Aides to President Donald Trump want to name a high-level negotiator to oversee nuclear talks with Moscow, former U.S. officials say – an effort that may be delaying a Trump decision on whether to extend America’s last major arms control treaty with Russia. The negotiator would act as a special envoy focused on arms control talks. And while Moscow would likely be his or her primary overseas negotiating partner, Trump may insist that the envoy take on the even harder task of convincing China to engage in such discussions. So far, the administration has been unable to find someone willing to take the position, two former U.S. officials told POLITICO. The search has been going on since late last year. Trump, meanwhile, faces growing pressure to agree to extend the New START Treaty, a landmark Barack Obama administration arms control agreement that took effect in 2011. 

Air Force Discloses Drug Investigation Into Nuclear Missile Guards in Colorado, 2 Other States

Robert Burns | AP

Security guards at an Air Force base responsible for protecting strategic nuclear missiles in three states are under investigation for alleged marijuana use, Air Force officials said Monday. They are part of the same security force whose members were caught using the hallucinogen LSD four years ago. Officials declined to disclose the number under investigation or provide other details, but they said Gen.
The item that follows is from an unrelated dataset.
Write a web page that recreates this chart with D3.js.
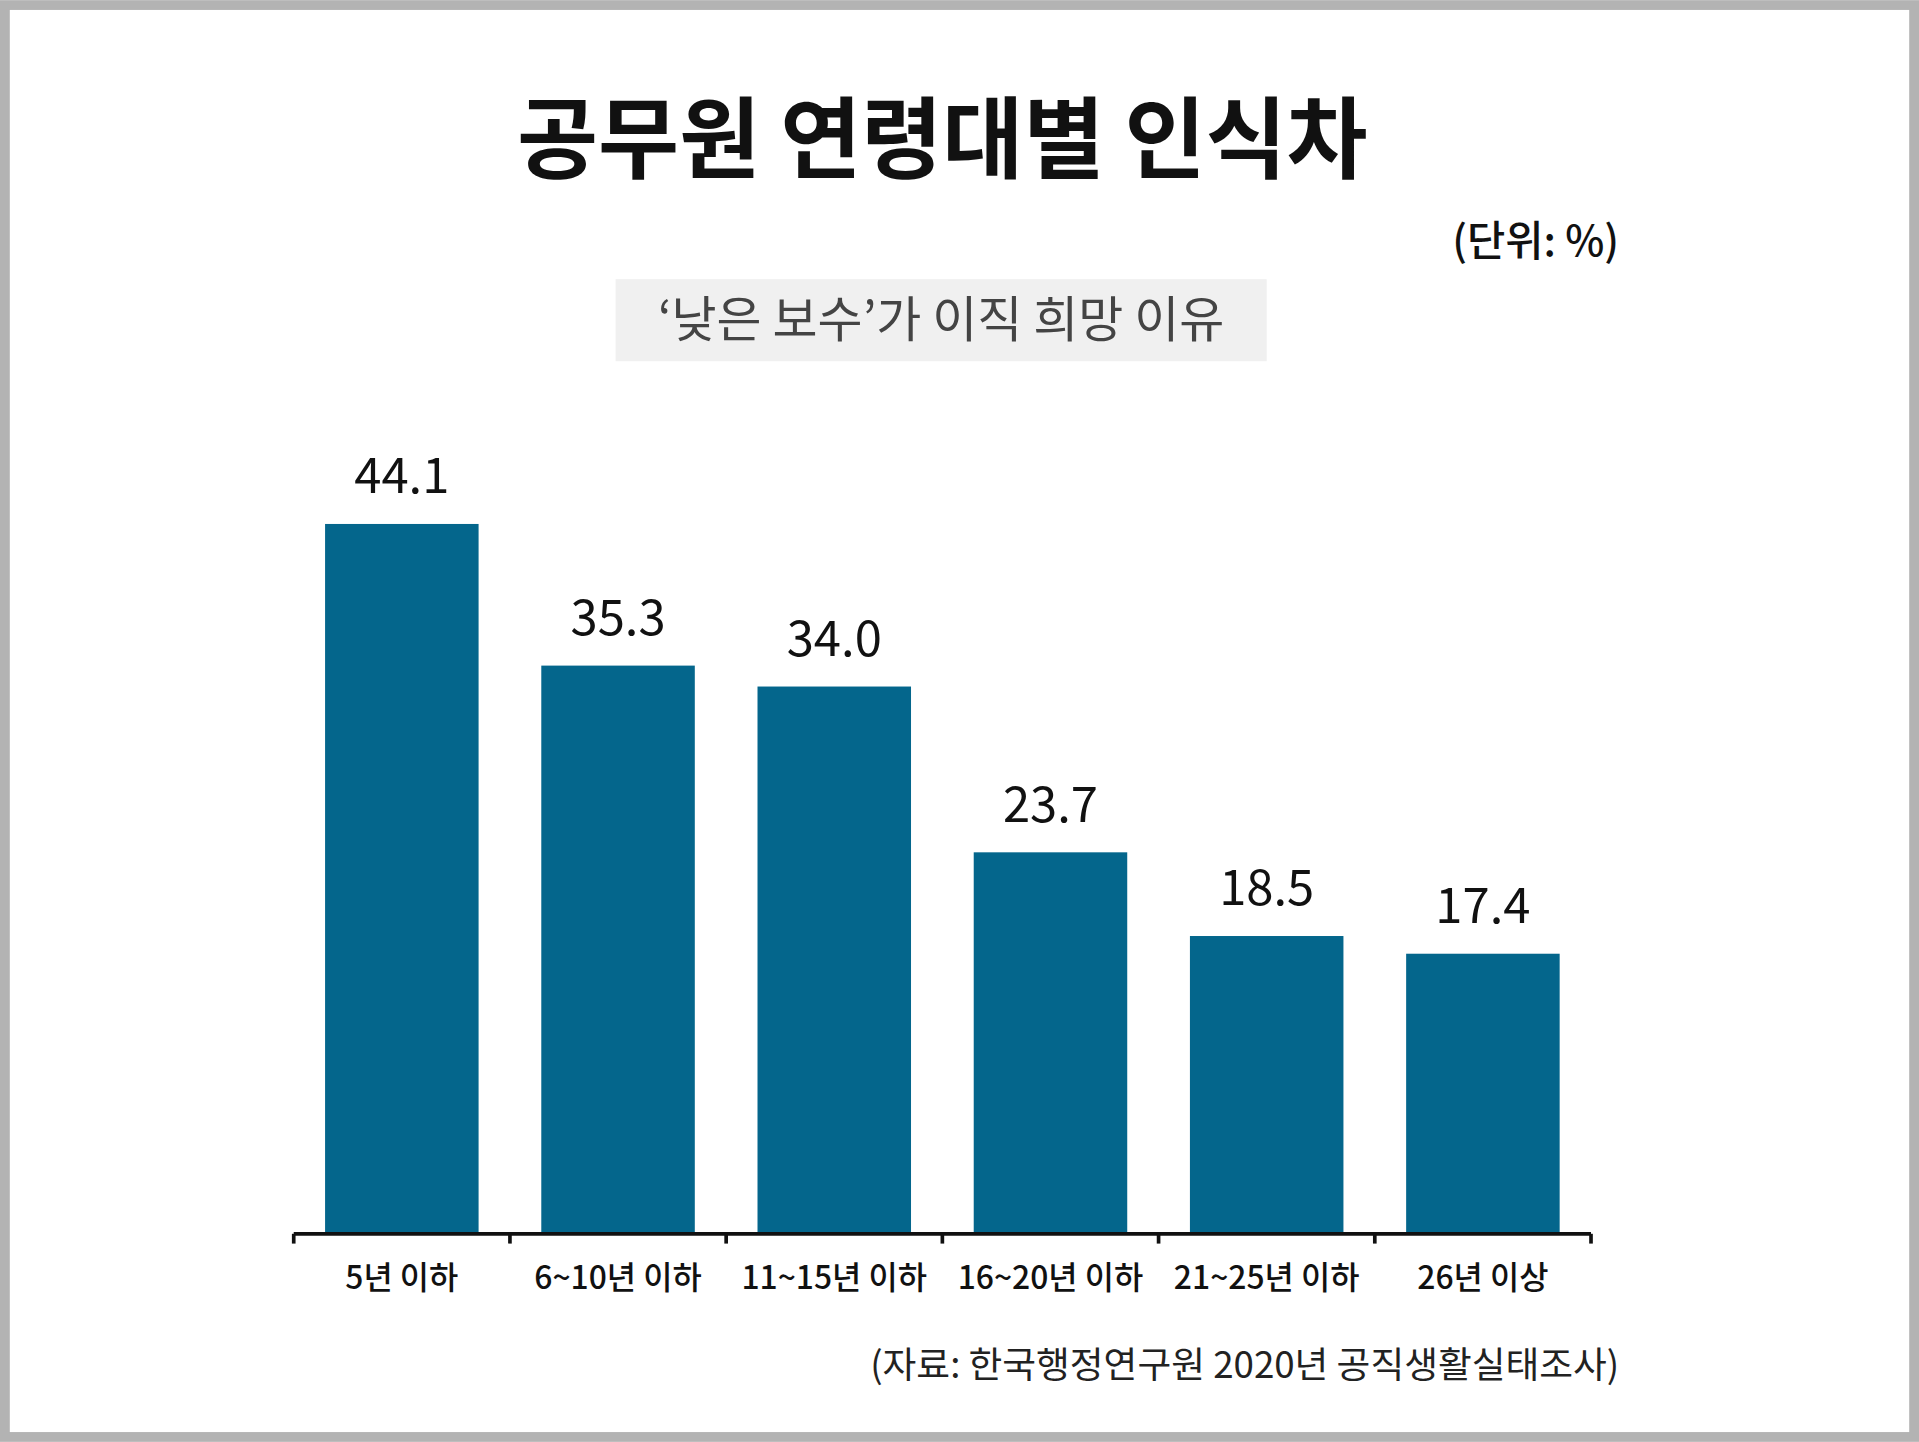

Tim Ray, the top general in charge of Air Force nuclear weapons, flew to F.E. Warren Air Force Base in Cheyenne, Wyoming, to hold a “no-notice” meeting Monday to address the reported misbehavior by members of the 90th Security Forces Group. Those under investigation have been removed from their duties until the probe is completed, the Air Force said. The 90th Security Forces Group is responsible for security at F.E. Warren as well as for the network of nuclear-armed Minuteman 3 intercontinental ballistic missiles — a key segment of the U.S. nuclear force — in underground launch silos in western Nebraska, southeastern Wyoming and northeastern Colorado.

Norway’s Intelligence Chief Fears More Accidents With Russia’s Reactor-Powered Weapons Systems

Thomas Nilsen | Barents Observer

On Monday, the Lieutenant General presented the Intelligence Service’s annual report with threat assessments to Norway’s national security. In a speech for Oslo Military Society, Morten Haga Lunde elaborated on the facts and figures of Russia’s military build-up in the north. The report points to 19 people killed as a result of military activities in the Russian north near Norway. Those 19 mentioned in the intelligence report are likely the 14 men killed in the fire on board the Losharik special purpose submarine on July 1 and the five Rosatom experts killed as radioactivity leaked out in the explosion during recovery of a Burevestnik missile from the seabed of the White Sea on August 8. For Norway, neighboring Russia in the north, testing of such reactor-powered weapons systems are worrisome. “We must expect development and testing of new advanced weapons systems in the areas east of Norway. Several of these will have nuclear propulsion systems,” Haga Lunde said.